What you have to do>
Reproduce the lines below exactly, from the one containing "Clone this chart in Apache ECharts." through the one containing "const subB = 'Inequality", both included. Leave out any pictures.

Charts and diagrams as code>
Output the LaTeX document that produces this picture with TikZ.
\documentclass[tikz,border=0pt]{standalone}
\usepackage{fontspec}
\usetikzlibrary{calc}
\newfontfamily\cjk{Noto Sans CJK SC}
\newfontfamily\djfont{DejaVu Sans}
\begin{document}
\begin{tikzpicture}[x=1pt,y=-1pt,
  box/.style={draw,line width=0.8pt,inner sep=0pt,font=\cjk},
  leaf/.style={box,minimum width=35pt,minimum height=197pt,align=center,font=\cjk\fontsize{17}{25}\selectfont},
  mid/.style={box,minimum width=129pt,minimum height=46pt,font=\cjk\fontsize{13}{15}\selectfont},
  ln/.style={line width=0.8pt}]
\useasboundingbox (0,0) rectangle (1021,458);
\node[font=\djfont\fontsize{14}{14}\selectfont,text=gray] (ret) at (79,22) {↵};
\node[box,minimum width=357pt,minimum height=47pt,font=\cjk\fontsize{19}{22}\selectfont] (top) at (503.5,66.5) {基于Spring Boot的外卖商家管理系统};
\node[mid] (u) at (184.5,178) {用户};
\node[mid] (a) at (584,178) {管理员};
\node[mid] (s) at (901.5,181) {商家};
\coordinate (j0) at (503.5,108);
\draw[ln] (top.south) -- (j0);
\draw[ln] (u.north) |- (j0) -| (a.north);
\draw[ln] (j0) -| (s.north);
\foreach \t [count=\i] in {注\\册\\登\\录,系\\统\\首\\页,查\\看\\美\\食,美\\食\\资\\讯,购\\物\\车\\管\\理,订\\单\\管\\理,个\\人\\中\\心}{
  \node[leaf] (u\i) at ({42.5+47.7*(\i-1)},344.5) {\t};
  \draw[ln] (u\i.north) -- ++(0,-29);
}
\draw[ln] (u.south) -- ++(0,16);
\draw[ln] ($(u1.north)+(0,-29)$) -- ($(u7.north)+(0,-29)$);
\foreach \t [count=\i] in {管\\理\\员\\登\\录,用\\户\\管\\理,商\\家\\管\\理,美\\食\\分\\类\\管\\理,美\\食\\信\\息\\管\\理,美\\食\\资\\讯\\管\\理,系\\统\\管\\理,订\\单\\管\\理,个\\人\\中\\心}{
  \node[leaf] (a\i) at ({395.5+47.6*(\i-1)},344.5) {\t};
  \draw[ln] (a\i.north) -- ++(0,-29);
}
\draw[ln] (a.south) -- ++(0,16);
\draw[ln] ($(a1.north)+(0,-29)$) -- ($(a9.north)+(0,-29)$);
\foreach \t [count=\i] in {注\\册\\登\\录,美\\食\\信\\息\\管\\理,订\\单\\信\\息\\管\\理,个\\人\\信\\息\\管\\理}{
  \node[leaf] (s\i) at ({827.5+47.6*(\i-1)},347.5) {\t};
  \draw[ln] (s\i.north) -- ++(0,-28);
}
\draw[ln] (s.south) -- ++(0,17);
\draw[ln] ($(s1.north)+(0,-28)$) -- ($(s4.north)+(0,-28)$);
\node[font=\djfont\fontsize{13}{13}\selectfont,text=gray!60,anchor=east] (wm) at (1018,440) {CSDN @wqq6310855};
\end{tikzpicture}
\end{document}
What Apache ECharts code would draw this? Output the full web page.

--

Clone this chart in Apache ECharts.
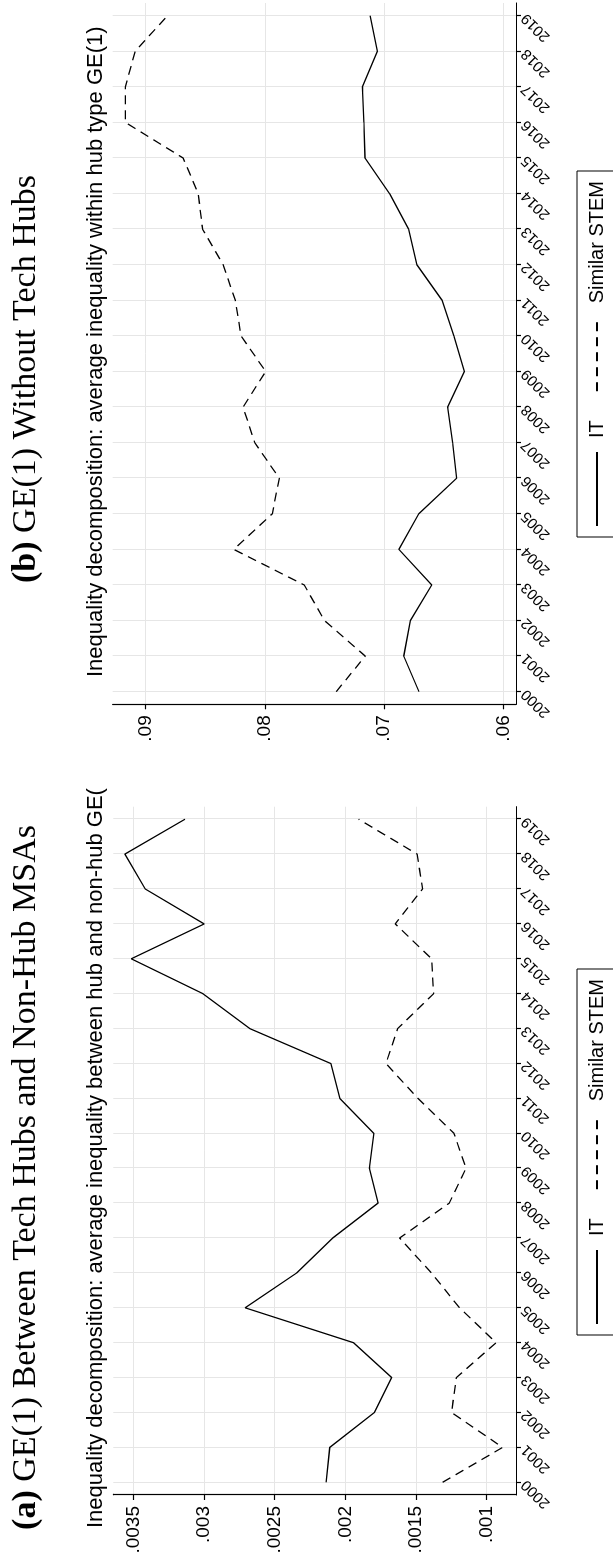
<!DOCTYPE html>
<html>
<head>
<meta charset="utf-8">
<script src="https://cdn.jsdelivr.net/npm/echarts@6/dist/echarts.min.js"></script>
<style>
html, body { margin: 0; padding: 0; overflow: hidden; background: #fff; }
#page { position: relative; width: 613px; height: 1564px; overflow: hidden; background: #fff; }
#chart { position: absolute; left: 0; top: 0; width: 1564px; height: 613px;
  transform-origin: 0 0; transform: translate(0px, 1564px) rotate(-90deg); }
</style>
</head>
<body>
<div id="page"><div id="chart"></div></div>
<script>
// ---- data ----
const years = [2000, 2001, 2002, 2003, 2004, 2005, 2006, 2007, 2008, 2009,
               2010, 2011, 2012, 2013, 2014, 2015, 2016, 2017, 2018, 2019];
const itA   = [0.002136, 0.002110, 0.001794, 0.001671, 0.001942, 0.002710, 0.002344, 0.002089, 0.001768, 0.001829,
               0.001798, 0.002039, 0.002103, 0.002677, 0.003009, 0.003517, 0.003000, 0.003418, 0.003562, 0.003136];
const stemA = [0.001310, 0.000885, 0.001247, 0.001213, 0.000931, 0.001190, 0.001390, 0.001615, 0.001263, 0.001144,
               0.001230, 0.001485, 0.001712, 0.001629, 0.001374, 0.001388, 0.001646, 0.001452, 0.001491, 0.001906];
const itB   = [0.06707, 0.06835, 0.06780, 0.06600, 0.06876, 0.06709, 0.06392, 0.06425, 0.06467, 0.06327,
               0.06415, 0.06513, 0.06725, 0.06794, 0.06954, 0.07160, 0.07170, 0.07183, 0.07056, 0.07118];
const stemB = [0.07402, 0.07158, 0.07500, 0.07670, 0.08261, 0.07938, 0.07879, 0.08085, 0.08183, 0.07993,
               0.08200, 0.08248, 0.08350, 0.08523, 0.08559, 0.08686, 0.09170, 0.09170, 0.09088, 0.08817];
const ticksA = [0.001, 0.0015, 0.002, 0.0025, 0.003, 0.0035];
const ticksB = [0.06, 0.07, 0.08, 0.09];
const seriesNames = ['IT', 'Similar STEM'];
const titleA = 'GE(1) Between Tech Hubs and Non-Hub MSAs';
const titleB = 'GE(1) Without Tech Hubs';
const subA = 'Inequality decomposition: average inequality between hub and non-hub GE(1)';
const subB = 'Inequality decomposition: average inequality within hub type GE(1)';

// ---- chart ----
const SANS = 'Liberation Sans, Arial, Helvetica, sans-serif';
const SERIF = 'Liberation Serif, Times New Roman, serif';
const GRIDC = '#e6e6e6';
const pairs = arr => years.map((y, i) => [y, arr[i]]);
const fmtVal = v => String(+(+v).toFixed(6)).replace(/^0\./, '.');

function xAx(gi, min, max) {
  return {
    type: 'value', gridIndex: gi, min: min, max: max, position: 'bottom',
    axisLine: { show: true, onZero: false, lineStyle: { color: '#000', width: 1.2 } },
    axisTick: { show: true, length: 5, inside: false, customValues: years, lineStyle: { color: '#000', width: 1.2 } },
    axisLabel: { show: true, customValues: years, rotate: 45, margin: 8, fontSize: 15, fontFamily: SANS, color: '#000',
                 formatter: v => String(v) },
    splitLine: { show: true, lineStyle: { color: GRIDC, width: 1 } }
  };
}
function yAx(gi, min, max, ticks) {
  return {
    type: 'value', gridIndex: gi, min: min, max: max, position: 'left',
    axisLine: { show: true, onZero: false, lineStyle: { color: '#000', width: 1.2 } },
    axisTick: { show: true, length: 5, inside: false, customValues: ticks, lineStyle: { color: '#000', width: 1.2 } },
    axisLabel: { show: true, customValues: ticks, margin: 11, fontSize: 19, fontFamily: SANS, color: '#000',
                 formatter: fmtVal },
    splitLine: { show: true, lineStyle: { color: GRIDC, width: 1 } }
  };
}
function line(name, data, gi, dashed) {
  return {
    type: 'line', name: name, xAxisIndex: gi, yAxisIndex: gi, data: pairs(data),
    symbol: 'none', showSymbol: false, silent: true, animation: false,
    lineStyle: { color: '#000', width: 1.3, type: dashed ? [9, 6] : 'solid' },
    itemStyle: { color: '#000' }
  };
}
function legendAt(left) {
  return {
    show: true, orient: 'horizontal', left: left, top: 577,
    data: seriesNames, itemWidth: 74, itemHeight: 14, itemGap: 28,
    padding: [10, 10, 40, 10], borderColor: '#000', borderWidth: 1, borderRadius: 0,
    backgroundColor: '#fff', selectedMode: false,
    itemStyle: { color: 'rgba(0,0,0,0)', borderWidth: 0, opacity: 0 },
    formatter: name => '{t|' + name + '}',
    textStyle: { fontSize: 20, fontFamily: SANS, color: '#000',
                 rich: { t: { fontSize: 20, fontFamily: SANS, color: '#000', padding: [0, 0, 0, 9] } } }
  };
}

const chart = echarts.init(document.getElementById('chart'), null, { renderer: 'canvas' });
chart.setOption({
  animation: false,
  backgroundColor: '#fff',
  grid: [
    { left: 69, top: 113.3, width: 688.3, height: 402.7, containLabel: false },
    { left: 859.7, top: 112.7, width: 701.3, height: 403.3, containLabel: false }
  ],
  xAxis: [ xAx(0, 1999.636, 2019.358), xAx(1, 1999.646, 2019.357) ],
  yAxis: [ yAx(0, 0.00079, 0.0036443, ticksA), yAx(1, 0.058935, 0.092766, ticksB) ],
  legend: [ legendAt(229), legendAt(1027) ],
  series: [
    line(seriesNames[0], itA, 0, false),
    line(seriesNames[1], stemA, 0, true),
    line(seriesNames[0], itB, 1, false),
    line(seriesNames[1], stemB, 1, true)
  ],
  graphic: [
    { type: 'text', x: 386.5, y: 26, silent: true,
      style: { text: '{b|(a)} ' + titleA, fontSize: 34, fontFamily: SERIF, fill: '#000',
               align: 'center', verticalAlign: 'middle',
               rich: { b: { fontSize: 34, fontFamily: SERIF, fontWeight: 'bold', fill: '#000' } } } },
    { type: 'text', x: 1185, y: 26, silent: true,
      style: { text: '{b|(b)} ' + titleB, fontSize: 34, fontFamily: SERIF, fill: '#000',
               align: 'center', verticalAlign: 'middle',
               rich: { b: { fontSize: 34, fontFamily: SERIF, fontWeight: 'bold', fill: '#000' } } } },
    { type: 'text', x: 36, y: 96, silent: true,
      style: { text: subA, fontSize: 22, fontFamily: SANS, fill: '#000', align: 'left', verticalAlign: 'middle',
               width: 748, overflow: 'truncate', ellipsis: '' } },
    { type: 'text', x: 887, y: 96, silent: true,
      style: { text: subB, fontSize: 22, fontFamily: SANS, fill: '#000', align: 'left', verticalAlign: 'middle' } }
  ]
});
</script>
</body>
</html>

Solved exercise>
Clone this chart in Apache ECharts.
<!DOCTYPE html>
<html>
<head>
<meta charset="utf-8">
<script src="https://cdn.jsdelivr.net/npm/echarts@6/dist/echarts.min.js"></script>
<style>
html, body { margin: 0; padding: 0; overflow: hidden; background: #fff; }
#page { position: relative; width: 613px; height: 1564px; overflow: hidden; background: #fff; }
#chart { position: absolute; left: 0; top: 0; width: 1564px; height: 613px;
  transform-origin: 0 0; transform: translate(0px, 1564px) rotate(-90deg); }
</style>
</head>
<body>
<div id="page"><div id="chart"></div></div>
<script>
// ---- data ----
const years = [2000, 2001, 2002, 2003, 2004, 2005, 2006, 2007, 2008, 2009,
               2010, 2011, 2012, 2013, 2014, 2015, 2016, 2017, 2018, 2019];
const itA   = [0.002136, 0.002110, 0.001794, 0.001671, 0.001942, 0.002710, 0.002344, 0.002089, 0.001768, 0.001829,
               0.001798, 0.002039, 0.002103, 0.002677, 0.003009, 0.003517, 0.003000, 0.003418, 0.003562, 0.003136];
const stemA = [0.001310, 0.000885, 0.001247, 0.001213, 0.000931, 0.001190, 0.001390, 0.001615, 0.001263, 0.001144,
               0.001230, 0.001485, 0.001712, 0.001629, 0.001374, 0.001388, 0.001646, 0.001452, 0.001491, 0.001906];
const itB   = [0.06707, 0.06835, 0.06780, 0.06600, 0.06876, 0.06709, 0.06392, 0.06425, 0.06467, 0.06327,
               0.06415, 0.06513, 0.06725, 0.06794, 0.06954, 0.07160, 0.07170, 0.07183, 0.07056, 0.07118];
const stemB = [0.07402, 0.07158, 0.07500, 0.07670, 0.08261, 0.07938, 0.07879, 0.08085, 0.08183, 0.07993,
               0.08200, 0.08248, 0.08350, 0.08523, 0.08559, 0.08686, 0.09170, 0.09170, 0.09088, 0.08817];
const ticksA = [0.001, 0.0015, 0.002, 0.0025, 0.003, 0.0035];
const ticksB = [0.06, 0.07, 0.08, 0.09];
const seriesNames = ['IT', 'Similar STEM'];
const titleA = 'GE(1) Between Tech Hubs and Non-Hub MSAs';
const titleB = 'GE(1) Without Tech Hubs';
const subA = 'Inequality decomposition: average inequality between hub and non-hub GE(1)';
const subB = 'Inequality decomposition: average inequality within hub type GE(1)';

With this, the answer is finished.